# GIVEN DATA:

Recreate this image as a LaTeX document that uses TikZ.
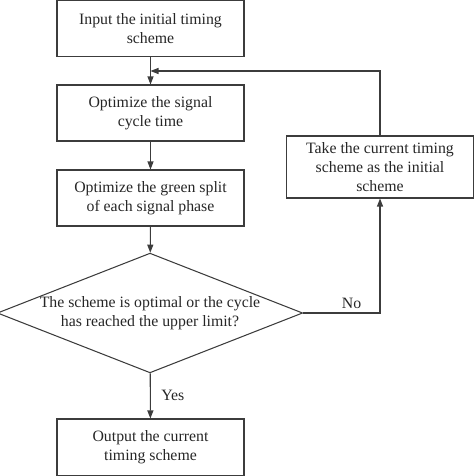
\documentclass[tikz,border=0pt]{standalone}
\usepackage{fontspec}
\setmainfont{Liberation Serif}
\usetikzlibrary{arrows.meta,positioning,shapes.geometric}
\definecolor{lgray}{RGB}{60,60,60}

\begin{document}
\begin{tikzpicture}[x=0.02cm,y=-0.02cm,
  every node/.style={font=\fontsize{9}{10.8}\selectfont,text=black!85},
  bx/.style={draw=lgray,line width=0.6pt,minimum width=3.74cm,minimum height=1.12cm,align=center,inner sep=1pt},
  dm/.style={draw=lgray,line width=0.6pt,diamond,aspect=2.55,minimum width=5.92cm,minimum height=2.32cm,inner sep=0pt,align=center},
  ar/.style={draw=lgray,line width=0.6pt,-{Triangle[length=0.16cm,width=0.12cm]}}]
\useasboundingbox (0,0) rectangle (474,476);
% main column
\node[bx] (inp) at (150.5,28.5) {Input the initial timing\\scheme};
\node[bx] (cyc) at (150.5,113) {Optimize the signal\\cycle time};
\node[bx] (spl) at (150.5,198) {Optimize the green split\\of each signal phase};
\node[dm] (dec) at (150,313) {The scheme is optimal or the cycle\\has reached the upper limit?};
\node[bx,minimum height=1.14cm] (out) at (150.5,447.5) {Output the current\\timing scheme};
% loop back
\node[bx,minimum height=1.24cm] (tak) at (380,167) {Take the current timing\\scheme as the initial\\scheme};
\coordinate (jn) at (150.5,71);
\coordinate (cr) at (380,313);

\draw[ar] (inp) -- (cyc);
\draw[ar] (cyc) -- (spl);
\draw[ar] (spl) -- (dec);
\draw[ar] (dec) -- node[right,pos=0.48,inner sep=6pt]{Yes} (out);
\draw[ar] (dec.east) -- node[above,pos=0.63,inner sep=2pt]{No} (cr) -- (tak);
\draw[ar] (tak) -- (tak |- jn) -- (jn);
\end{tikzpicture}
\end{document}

# WRITTEN TASK:
Transcribe the full listing character for character. Pictures are excluded.

# THE COMPLETED TASK:
Recreate this image as a LaTeX document that uses TikZ.
\documentclass[tikz,border=0pt]{standalone}
\usepackage{fontspec}
\setmainfont{Liberation Serif}
\usetikzlibrary{arrows.meta,positioning,shapes.geometric}
\definecolor{lgray}{RGB}{60,60,60}

\begin{document}
\begin{tikzpicture}[x=0.02cm,y=-0.02cm,
  every node/.style={font=\fontsize{9}{10.8}\selectfont,text=black!85},
  bx/.style={draw=lgray,line width=0.6pt,minimum width=3.74cm,minimum height=1.12cm,align=center,inner sep=1pt},
  dm/.style={draw=lgray,line width=0.6pt,diamond,aspect=2.55,minimum width=5.92cm,minimum height=2.32cm,inner sep=0pt,align=center},
  ar/.style={draw=lgray,line width=0.6pt,-{Triangle[length=0.16cm,width=0.12cm]}}]
\useasboundingbox (0,0) rectangle (474,476);
% main column
\node[bx] (inp) at (150.5,28.5) {Input the initial timing\\scheme};
\node[bx] (cyc) at (150.5,113) {Optimize the signal\\cycle time};
\node[bx] (spl) at (150.5,198) {Optimize the green split\\of each signal phase};
\node[dm] (dec) at (150,313) {The scheme is optimal or the cycle\\has reached the upper limit?};
\node[bx,minimum height=1.14cm] (out) at (150.5,447.5) {Output the current\\timing scheme};
% loop back
\node[bx,minimum height=1.24cm] (tak) at (380,167) {Take the current timing\\scheme as the initial\\scheme};
\coordinate (jn) at (150.5,71);
\coordinate (cr) at (380,313);

\draw[ar] (inp) -- (cyc);
\draw[ar] (cyc) -- (spl);
\draw[ar] (spl) -- (dec);
\draw[ar] (dec) -- node[right,pos=0.48,inner sep=6pt]{Yes} (out);
\draw[ar] (dec.east) -- node[above,pos=0.63,inner sep=2pt]{No} (cr) -- (tak);
\draw[ar] (tak) -- (tak |- jn) -- (jn);
\end{tikzpicture}
\end{document}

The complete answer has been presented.